The encouraging news was just how much survival rates have increased in the last 5 decades. For example Acute Lymphoblastic Leukemia had a 5-year survival rate of only 4% in 1962 and now...the survival rate is 94%!!! Earlier detection, better screening tests, and improved treatment options have all impacted survival rates in amazing ways! Of the 10 types of childhood cancer listed, 6 of them have survival rates of greater than 85%.

The bad news is that Neuroblastoma had the lowest survival rate of all the types of cancer listed. The 5 year survival rate for children with Neuroblastoma is a dreadful 55%. I was shocked to see how much lower the survival rate was for NB than Leukemia, Lymphoma, and other cancers of the eye, kidneys, and bone. I have to say that I instantly thought of 10 or so children I know of with NB, and yes, only about half of them are still alive. This statistic is scary...

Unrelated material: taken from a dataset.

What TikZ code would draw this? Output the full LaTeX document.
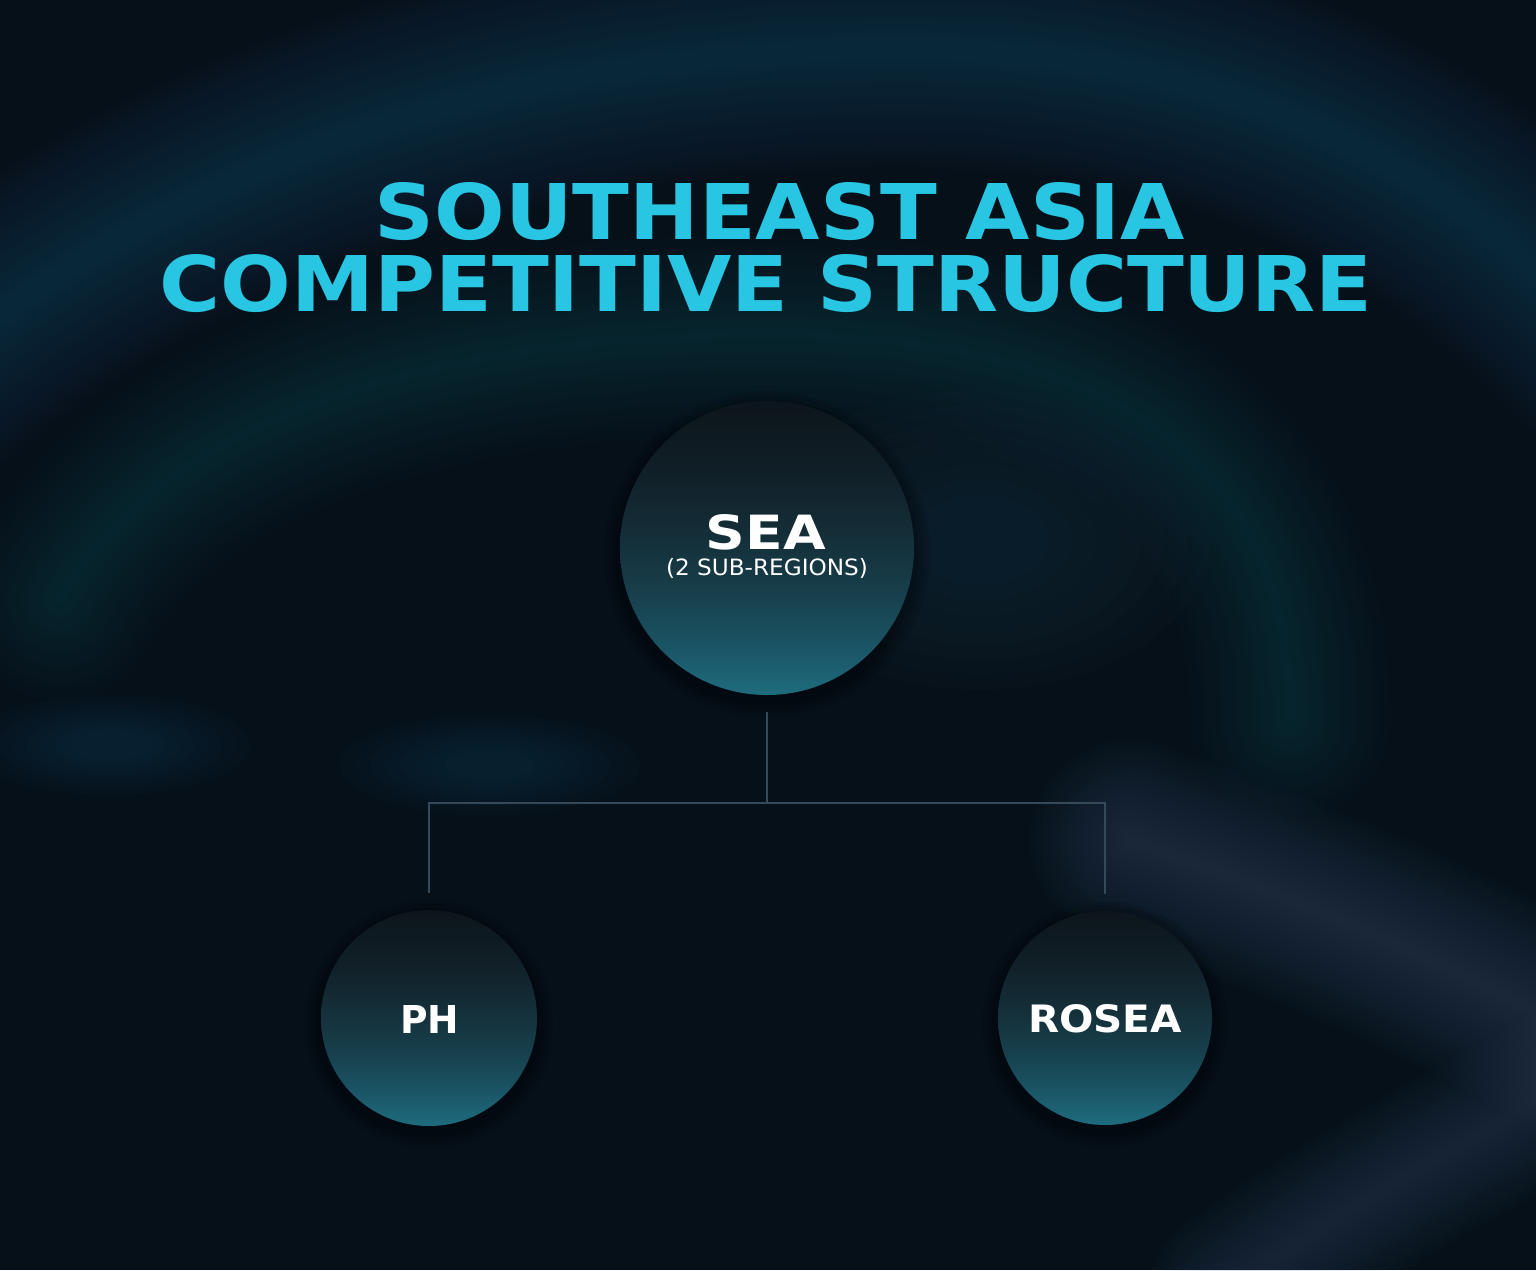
\documentclass[tikz,border=0pt]{standalone}
\usepackage{fontspec}
\setmainfont{DejaVu Sans}
\definecolor{bgbase}{HTML}{061019}
\definecolor{titlecol}{HTML}{29C6E3}
\definecolor{bandA}{HTML}{3A6A8C}
\definecolor{bandB}{HTML}{285675}
\definecolor{bandC}{HTML}{5A7A94}
\definecolor{glowT}{HTML}{11597A}
\definecolor{conncol}{HTML}{34495A}
\definecolor{cA}{HTML}{1E6C7E}
\definecolor{cB}{HTML}{1A5566}
\definecolor{cC}{HTML}{17404C}
\definecolor{cD}{HTML}{142D37}
\definecolor{cE}{HTML}{101E26}
\definecolor{cF}{HTML}{0C151B}
\pgfdeclareverticalshading{bub}{100bp}{color(0bp)=(cA); color(25bp)=(cA); color(33bp)=(cB); color(42bp)=(cC); color(53bp)=(cD); color(64bp)=(cE); color(75bp)=(cF); color(100bp)=(cF)}
\tikzset{
  conn/.style={draw=conncol, line width=2bp},
  bubble/.style={circle, inner sep=0pt, shading=bub, draw=none},
  lbl/.style={inner sep=0pt, text=white, font=\bfseries},
  ttl/.style={inner sep=0pt, text=titlecol, font=\bfseries},
}
\newcommand{\softband}[3]{%
  \foreach \w in {10,20,...,#3}{%
    \draw[#1, line width=\w bp, opacity=0.02, line cap=round] #2;}}
\begin{document}
\begin{tikzpicture}[x=1bp,y=-1bp]
\path[use as bounding box, fill=bgbase] (0,0) rectangle (1536,1270);
\begin{scope}
\clip (0,0) rectangle (1536,1270);
% soft swirling background
\softband{bandA}{(-60,360) .. controls (150,190) and (450,60) .. (850,50) .. controls (1150,40) and (1400,120) .. (1600,330)}{240}
\softband{bandB}{(60,600) .. controls (170,400) and (480,330) .. (800,335) .. controls (1100,345) and (1290,450) .. (1290,720)}{200}
\softband{bandC}{(1130,840) .. controls (1300,900) and (1450,960) .. (1620,1060)}{200}
\softband{bandC}{(1230,1290) .. controls (1340,1210) and (1450,1150) .. (1580,1080)}{160}
\foreach \r in {1,0.9,...,0.2}{
  \fill[glowT, opacity=0.04] (110,745) ellipse ({140*\r} and {50*\r});
  \fill[glowT, opacity=0.035] (490,765) ellipse ({150*\r} and {50*\r});
  \fill[bandB, opacity=0.03] (980,540) ellipse ({230*\r} and {150*\r});
}
\end{scope}
% title
\node[ttl] (t1) at (780,211.5) {\resizebox{810bp}{57bp}{SOUTHEAST ASIA}};
\node[ttl] (t2) at (766,284) {\resizebox{1212bp}{57bp}{COMPETITIVE STRUCTURE}};
% shadows of circles
\foreach \d in {16,12,8,4}{
  \fill[black, opacity=0.09] (767,554) circle ({147+\d});
  \fill[black, opacity=0.09] (429,1024) circle ({108+\d});
  \fill[black, opacity=0.09] (1105,1024) circle ({107+\d});
}
% circles
\node[bubble, minimum size=294bp] (sea) at (767,548) {};
\node[bubble, minimum size=216bp] (ph) at (429,1018) {};
\node[bubble, minimum size=214bp] (rosea) at (1105,1018) {};
% labels
\node[lbl] (seaT) at (766,532.5) {\resizebox{120bp}{35bp}{SEA}};
\node[lbl, font=\normalfont] (seaS) at (767,568) {\resizebox*{202bp}{20bp}{(2 SUB-REGIONS)}};
\node[lbl] (phT) at (429.5,1019) {\resizebox{59bp}{28bp}{PH}};
\node[lbl] (roseaT) at (1105,1019) {\resizebox{154bp}{28bp}{ROSEA}};
% connectors
\coordinate (j) at (767,803);
\draw[conn] ([yshift=-17bp]sea.south) -- (j);
\draw[conn] ([yshift=17bp]ph.north) |- (j) -| ([yshift=17bp]rosea.north);
\end{tikzpicture}
\end{document}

I think why this statistic is so shocking to me is because Neuroblastoma is a relatively new word in my vocabulary. I bet if I was to ask you how many of you had heard of NB before my son, many of you would join me in saying you hadn't ever heard that word. And this is precisely why I need to continue to speak out about this disease...raise awareness...educate parents about warning signs...raise research money...and support families fighting this disease. I understand that research money for NB is low because kids are diagnosed with other types of cancer in greater numbers, but that certainly doesn't minimize the impact that this disease has on the 700 children who are diagnosed each year. I need to keep talking about it."

Thank you dear friends and family for taking the time to read our posts. Thank you for continuing to pray for our family that continues to need daily strength and energy. Thank you for becoming just a little more aware of the battle that many people fight with cancer and taking time to think about your health. We love you all dearly.